On the left side, $$-24 + 24$$ equals $$0$$. On the right side, $$-28 + 24$$ equals $$-4$$.
So, the equation becomes: $$28y = -4$$

**step4** Solving for the variable

The final step is to find the value of 'y'. Currently, 'y' is multiplied by $$28$$. To isolate 'y', we must perform the inverse operation, which is division. We divide both sides of the equation by $$28$$.

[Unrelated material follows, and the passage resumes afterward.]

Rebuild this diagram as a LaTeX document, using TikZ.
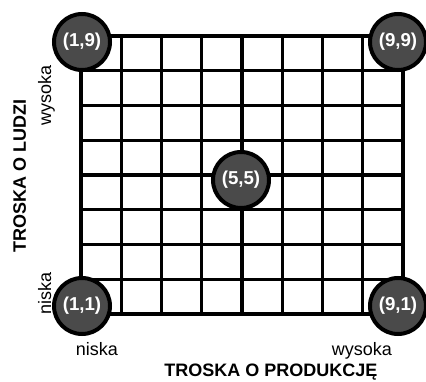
\documentclass[tikz,border=0pt]{standalone}
\usepackage{fontspec}
\setmainfont{Liberation Sans}
\usetikzlibrary{positioning}
\definecolor{Ink}{RGB}{0,0,0}
\definecolor{DotGray}{RGB}{74,74,74}
\tikzset{
  gridline/.style={draw=Ink,line width=2.3pt},
  frame/.style={draw=Ink,line width=3.6pt},
  point/.style={circle,draw=Ink,line width=3pt,fill=DotGray,text=white,font=\fontsize{14}{16}\selectfont\bfseries,minimum size=42pt,inner sep=0pt},
  level/.style={font=\fontsize{13.5}{15}\selectfont,text=Ink,inner sep=0pt,anchor=base},
  axis/.style={font=\fontsize{13.5}{15}\selectfont\bfseries,text=Ink,inner sep=0pt,anchor=base}
}
\begin{document}
\begin{tikzpicture}[x=0.75pt,y=-0.75pt]
  \useasboundingbox[fill=white] (0,0) rectangle (426,382);
  % grid
  \foreach \i in {1,...,7}{
    \draw[gridline] ({81+\i*40.25},36)--({81+\i*40.25},314);
    \draw[gridline] (81,{36+\i*34.75})--(403,{36+\i*34.75});
  }
  \draw[frame] (81,36) rectangle (403,314);
  % points
  \node[point] (p19) at (82,42) {(1,9)};
  \node[point] (p99) at (398,42) {(9,9)};
  \node[point] (p55) at (241,180) {(5,5)};
  \node[point] (p11) at (82,306) {(1,1)};
  \node[point] (p91) at (398,306) {(9,1)};
  % axes
  \node[level,rotate=90] (yhigh) at (51,95) {wysoka};
  \node[level,rotate=90] (ylow) at (51,293) {niska};
  \node[axis,rotate=90] (ytitle) at (26,176) {TROSKA O LUDZI};
  \node[level] (xlow) at (97,355) {niska};
  \node[level] (xhigh) at (362,355) {wysoka};
  \node[axis] (xtitle) at (271,376) {TROSKA O PRODUKCJĘ};
\end{tikzpicture}
\end{document}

$$\frac{28y}{28} = \frac{-4}{28}$$

On the left side, $$\frac{28y}{28}$$ simplifies to $$y$$. On the right side, we simplify the fraction $$\frac{-4}{28}$$. Both the numerator ($$-4$$) and the denominator ($$28$$) are divisible by $$4$$.
$$-4 \div 4 = -1$$
$$28 \div 4 = 7$$
So, the simplified fraction is $$-\frac{1}{7}$$.

Therefore, the solution is: $$y = -\frac{1}{7}$$

**step5** Checking the solution

To verify our solution, we substitute $$y = -\frac{1}{7}$$ back into the original equation: $$24(y-1)=-4(7+y)$$

First, let's evaluate the Left Hand Side (LHS) of the equation: $$24(y-1)$$
Substitute $$y = -\frac{1}{7}$$:
$$24\left(-\frac{1}{7}-1\right)$$
Inside the parentheses, we convert $$1$$ to a fraction with a denominator of $$7$$: $$1 = \frac{7}{7}$$.
So, $$-\frac{1}{7}-1 = -\frac{1}{7}-\frac{7}{7} = -\frac{1+7}{7} = -\frac{8}{7}$$
Now, multiply $$24$$ by $$-\frac{8}{7}$$:
$$24 \times \left(-\frac{8}{7}\right) = -\frac{24 \times 8}{7} = -\frac{192}{7}$$

Next, let's evaluate the Right Hand Side (RHS) of the equation: $$-4(7+y)$$
Substitute $$y = -\frac{1}{7}$$:
$$-4\left(7+\left(-\frac{1}{7}\right)\right)$$
Inside the parentheses, we convert $$7$$ to a fraction with a denominator of $$7$$: $$7 = \frac{49}{7}$$.
So, $$7-\frac{1}{7} = \frac{49}{7}-\frac{1}{7} = \frac{49-1}{7} = \frac{48}{7}$$
Now, multiply $$-4$$ by $$\frac{48}{7}$$:
$$-4 \times \left(\frac{48}{7}\right) = -\frac{4 \times 48}{7} = -\frac{192}{7}$$

Since the Left Hand Side ($$-\frac{192}{7}$$) is equal to the Right Hand Side ($$-\frac{192}{7}$$), our solution $$y = -\frac{1}{7}$$ is correct.